[start DATA PROVIDED]

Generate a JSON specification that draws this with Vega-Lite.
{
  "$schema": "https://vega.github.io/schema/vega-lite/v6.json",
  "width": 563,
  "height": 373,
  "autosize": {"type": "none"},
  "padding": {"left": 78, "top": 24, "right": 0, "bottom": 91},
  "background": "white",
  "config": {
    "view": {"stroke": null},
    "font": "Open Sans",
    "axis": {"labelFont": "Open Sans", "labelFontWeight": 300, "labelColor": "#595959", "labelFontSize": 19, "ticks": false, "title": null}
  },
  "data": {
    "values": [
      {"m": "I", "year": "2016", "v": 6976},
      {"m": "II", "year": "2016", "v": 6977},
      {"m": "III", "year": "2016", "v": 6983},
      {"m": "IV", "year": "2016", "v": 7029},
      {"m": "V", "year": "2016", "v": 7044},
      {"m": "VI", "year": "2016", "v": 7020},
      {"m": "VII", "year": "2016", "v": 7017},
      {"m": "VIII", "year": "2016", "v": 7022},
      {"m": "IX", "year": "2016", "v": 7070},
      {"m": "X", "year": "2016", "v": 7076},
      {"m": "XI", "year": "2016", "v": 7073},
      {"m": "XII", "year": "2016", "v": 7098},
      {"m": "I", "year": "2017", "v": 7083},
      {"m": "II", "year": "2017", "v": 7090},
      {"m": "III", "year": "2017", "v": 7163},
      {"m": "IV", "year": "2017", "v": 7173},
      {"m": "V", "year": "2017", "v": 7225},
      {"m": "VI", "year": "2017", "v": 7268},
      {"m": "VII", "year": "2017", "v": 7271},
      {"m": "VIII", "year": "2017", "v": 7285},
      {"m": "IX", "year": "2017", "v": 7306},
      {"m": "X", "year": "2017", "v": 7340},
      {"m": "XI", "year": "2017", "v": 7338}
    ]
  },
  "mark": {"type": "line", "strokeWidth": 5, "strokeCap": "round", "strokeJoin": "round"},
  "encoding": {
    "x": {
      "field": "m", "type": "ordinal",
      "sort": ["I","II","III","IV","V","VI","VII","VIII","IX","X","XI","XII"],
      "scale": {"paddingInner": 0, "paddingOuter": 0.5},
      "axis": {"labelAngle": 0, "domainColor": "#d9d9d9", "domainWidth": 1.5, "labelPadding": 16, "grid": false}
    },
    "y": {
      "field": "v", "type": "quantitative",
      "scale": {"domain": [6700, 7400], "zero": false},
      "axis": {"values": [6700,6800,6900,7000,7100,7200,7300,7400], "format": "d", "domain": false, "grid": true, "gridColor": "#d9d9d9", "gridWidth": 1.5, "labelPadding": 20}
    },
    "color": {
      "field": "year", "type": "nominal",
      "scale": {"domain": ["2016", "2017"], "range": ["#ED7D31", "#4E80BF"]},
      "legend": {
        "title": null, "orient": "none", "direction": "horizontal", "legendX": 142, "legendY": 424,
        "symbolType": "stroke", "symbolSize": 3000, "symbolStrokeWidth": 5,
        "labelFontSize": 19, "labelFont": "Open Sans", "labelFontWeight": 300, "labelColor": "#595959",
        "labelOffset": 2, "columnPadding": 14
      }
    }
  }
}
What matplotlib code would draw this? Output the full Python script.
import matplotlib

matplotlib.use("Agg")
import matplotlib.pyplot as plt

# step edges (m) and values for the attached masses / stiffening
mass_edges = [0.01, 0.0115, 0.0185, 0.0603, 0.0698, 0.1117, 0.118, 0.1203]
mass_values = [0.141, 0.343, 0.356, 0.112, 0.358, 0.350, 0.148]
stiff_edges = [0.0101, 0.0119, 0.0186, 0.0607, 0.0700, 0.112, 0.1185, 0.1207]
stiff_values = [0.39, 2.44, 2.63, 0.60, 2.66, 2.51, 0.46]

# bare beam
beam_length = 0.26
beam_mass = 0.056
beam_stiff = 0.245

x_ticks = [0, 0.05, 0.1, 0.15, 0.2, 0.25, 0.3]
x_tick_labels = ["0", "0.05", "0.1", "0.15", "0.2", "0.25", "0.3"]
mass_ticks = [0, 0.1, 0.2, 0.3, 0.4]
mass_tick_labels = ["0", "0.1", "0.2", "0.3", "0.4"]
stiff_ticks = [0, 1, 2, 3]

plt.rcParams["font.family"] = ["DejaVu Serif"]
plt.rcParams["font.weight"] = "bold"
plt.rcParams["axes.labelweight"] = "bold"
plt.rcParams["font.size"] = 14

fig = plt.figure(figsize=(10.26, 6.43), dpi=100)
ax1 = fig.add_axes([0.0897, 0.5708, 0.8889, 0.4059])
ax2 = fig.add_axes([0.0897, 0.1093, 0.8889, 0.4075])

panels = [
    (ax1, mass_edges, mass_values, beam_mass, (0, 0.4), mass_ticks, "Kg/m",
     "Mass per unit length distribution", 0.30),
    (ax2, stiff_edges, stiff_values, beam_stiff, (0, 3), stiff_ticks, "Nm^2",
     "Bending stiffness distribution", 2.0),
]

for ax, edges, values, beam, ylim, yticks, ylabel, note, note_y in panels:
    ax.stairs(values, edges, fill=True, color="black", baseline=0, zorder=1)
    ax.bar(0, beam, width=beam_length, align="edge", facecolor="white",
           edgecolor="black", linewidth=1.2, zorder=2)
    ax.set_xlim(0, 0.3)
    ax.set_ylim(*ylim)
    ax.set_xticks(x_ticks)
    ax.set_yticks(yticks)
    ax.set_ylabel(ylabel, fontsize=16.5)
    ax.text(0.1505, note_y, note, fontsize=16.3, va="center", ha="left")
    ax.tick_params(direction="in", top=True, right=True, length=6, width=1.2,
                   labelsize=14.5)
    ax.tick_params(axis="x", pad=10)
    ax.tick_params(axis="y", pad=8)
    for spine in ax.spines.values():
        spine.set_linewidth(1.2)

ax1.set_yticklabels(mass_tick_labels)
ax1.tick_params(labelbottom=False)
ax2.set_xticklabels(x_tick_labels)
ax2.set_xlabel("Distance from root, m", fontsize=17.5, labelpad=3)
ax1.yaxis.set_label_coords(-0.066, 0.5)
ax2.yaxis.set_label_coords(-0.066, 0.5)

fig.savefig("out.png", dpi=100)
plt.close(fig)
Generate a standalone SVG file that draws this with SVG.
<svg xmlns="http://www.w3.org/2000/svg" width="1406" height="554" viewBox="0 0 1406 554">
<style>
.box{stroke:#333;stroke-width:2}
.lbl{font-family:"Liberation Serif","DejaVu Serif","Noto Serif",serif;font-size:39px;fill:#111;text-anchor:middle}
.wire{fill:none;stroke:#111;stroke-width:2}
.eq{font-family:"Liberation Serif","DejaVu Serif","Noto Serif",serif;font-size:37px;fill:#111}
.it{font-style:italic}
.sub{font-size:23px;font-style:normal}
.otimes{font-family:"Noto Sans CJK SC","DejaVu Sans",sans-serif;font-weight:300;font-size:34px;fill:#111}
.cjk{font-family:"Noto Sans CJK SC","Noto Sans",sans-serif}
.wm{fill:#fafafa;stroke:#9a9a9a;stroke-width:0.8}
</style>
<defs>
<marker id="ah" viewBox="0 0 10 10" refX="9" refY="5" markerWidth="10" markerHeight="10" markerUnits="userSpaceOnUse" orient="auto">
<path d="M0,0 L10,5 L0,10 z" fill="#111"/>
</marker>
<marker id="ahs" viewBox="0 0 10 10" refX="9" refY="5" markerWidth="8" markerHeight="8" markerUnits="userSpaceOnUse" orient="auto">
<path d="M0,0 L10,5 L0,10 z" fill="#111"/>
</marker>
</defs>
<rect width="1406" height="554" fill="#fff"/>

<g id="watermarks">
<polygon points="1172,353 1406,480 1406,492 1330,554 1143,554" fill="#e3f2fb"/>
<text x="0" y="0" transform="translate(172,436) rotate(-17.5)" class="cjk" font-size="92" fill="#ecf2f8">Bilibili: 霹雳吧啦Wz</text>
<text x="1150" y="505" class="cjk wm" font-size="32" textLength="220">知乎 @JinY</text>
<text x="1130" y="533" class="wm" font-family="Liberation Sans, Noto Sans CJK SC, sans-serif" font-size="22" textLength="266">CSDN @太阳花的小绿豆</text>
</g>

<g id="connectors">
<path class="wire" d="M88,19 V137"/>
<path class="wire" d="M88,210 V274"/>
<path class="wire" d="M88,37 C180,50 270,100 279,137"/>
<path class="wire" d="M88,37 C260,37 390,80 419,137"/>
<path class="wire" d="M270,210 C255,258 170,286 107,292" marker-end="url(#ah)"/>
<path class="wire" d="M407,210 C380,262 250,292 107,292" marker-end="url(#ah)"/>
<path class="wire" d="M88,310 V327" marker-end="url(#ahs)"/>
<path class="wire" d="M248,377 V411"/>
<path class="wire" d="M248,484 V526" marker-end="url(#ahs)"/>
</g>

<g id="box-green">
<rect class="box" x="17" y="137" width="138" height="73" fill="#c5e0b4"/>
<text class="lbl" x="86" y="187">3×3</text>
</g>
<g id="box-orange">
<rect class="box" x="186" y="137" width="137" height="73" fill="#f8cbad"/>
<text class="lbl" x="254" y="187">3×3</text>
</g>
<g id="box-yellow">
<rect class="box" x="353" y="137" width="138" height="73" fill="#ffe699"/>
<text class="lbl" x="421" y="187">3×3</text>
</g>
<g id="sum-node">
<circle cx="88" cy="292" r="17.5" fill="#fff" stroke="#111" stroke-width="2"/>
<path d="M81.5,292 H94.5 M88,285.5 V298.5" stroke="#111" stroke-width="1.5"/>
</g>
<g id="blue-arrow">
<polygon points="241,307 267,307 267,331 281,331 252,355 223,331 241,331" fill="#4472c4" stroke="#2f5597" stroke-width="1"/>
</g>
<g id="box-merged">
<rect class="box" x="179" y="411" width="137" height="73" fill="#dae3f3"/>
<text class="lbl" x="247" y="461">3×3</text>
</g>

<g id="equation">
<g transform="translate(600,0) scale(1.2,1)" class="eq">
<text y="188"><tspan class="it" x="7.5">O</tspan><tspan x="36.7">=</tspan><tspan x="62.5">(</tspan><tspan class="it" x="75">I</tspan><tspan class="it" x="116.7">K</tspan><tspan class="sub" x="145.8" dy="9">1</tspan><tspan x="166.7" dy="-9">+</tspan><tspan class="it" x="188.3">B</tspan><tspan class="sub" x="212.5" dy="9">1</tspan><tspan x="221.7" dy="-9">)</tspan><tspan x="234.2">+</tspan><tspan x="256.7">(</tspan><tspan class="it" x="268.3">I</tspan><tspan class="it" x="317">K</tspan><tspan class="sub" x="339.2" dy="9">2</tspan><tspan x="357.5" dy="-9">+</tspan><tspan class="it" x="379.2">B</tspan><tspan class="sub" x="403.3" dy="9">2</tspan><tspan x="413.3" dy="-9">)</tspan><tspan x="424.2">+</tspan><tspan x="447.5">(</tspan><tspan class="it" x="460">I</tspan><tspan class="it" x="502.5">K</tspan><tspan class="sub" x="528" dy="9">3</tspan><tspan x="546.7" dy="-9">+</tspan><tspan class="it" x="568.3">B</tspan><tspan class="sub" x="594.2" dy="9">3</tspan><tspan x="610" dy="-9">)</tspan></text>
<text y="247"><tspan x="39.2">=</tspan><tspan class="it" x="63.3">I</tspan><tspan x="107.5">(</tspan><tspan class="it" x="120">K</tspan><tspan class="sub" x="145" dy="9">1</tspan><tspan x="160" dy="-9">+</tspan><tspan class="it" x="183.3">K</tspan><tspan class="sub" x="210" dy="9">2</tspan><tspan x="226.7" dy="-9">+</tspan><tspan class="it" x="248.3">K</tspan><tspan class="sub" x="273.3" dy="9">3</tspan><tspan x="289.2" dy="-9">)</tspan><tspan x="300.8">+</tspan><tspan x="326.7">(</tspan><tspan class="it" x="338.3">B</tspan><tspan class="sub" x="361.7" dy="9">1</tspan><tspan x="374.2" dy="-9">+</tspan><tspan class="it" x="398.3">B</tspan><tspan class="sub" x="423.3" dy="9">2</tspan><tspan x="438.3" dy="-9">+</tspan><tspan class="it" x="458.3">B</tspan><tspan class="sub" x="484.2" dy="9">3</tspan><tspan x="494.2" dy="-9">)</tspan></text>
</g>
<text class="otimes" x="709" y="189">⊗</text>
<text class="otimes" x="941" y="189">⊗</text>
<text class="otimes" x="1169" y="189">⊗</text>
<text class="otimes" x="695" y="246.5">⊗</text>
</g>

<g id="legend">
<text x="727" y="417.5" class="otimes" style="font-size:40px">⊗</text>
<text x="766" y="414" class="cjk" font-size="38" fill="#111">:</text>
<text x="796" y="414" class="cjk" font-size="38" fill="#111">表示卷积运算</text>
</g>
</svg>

[end DATA PROVIDED]

— PROBLEM REQUIREMENTS —
From the line that contains "What matplotlib code" through the line that contains "import matplotlib.pyplot as plt", reproduce every line exactly, both end lines included.

— TASK OUTPUT —
What matplotlib code would draw this? Output the full Python script.
import matplotlib

matplotlib.use("Agg")
import matplotlib.pyplot as plt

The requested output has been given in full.